Einmal habe er Kim Jong-un persönlich getroffen, sagt der Überläufer Ri. „Ich habe mit ihm Tee getrunken. Als Person ist Kim Jong-un ein ganz normaler Mensch.“ Wer ihn aus der Nähe sehe, dem falle allerdings auf, wie rot das Gesicht von Kim sei. „Sein Blutdruck muss extrem hoch sein“, sagt Ri über den übergewichtigen Diktator, der heute 40 Jahre alt ist. Und er erzählt, wie grausam Kim seine Gegner behandle. So sei der damalige Vize-Außenminister Han Song-ryol öffentlich hingerichtet worden, weil man ihn für einen US-Spion hielt. „Diejenigen, die der Hinrichtung beiwohnten, berichteten, dass sie danach mehrere Tage lang nichts essen konnten.“ Nordkoreas einstiger Außenminister Ri Yong-ho sei von Kim wegen angeblicher Korruption in ein Straflager gesteckt worden.

Ri Il-gyu spricht in dem Interview auch über die seit Jahren kursierenden Gerüchte, Kims Tochter Ju-ae oder seine Schwester Yo-jong könnten ihm eines Tages nachfolgen.
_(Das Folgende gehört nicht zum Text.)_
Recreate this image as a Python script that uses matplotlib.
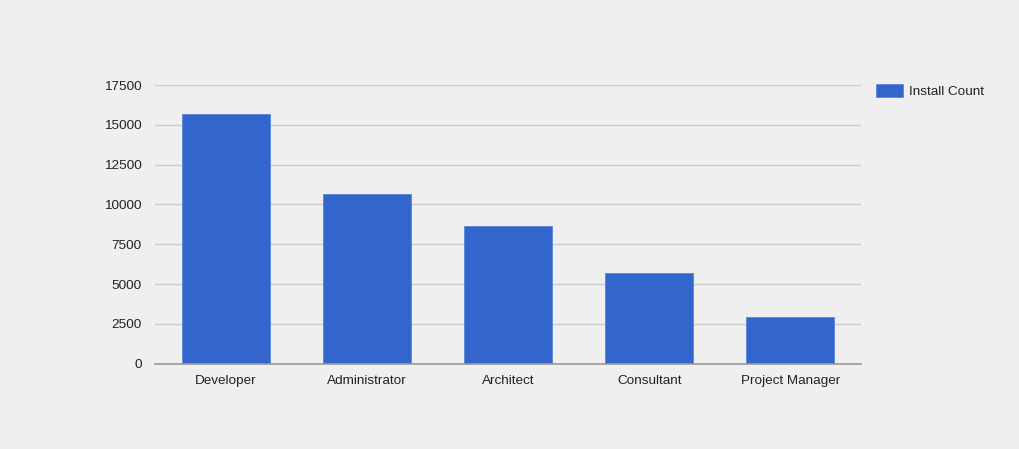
import matplotlib.pyplot as plt
import numpy as np

plt.rcParams['font.family'] = ['Liberation Sans', 'DejaVu Sans']

categories = ['Developer', 'Administrator', 'Architect', 'Consultant', 'Project Manager']
install_count = [15680, 10640, 8660, 5680, 2950]
y_ticks = [0, 2500, 5000, 7500, 10000, 12500, 15000, 17500]

bg = '#efefef'
fig = plt.figure(figsize=(10.19, 4.49), dpi=100, facecolor=bg)
ax = fig.add_axes([155/1019, 1 - 363.7/449, 706/1019, 278.7/449], facecolor=bg)

x = np.arange(len(categories))
ax.bar(x, install_count, width=0.623, color='#3366cc', edgecolor='#5a85d9',
       linewidth=0.6, label='Install Count', zorder=3)

ax.set_xlim(-0.5, len(categories) - 0.5)
ax.set_ylim(0, 17500)
ax.set_yticks(y_ticks)
ax.set_yticklabels([str(v) for v in y_ticks])
ax.set_xticks(x)
ax.set_xticklabels(categories)
ax.tick_params(length=0, labelsize=9.7, colors='#222222')
ax.tick_params(axis='y', pad=9.5)
ax.tick_params(axis='x', pad=8)

ax.grid(axis='y', color='#cccccc', linewidth=1, zorder=0)
for s in ['top', 'right', 'left']:
    ax.spines[s].set_visible(False)
ax.spines['bottom'].set_color('#999999')
ax.spines['bottom'].set_linewidth(1.2)
ax.spines['bottom'].set_zorder(4)

leg = fig.legend(loc='upper left', bbox_to_anchor=(871/1019, 1 - 79/449),
                 frameon=False, fontsize=9.7, handlelength=2.0, handleheight=1.1,
                 handletextpad=0.45, borderaxespad=0)
for t in leg.get_texts():
    t.set_color('#222222')

fig.savefig('out.png', dpi=100, facecolor=bg)
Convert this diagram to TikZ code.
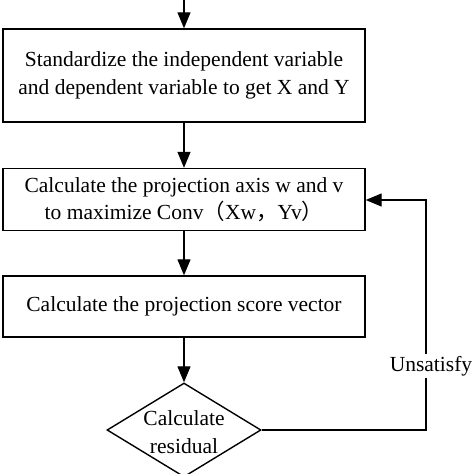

Kim Jong-un hatte Ju-ae Ende 2022 erstmals mit in die Öffentlichkeit genommen, damals was sie um die zehn Jahre alt. „Absolute Autorität und Verehrung erfordern eine Aura des Geheimnisses. Wie kann es ein Geheimnis oder Ehrfurcht geben, wenn sie so in der Öffentlichkeit steht?“, fragt Ri. Und Kim Yo-jong, die angeblich so mächtige Schwester des Diktators, sei in Wahrheit ein eher ohnmächtiges Instrument ihres Bruders, glaubt der Überläufer.

In seinem neuen Leben in Südkorea wolle er nun darüber nachdenken, wie er „Hoffnung“ nach Nordkorea bringen könnte – „in dieses dunkle Land“.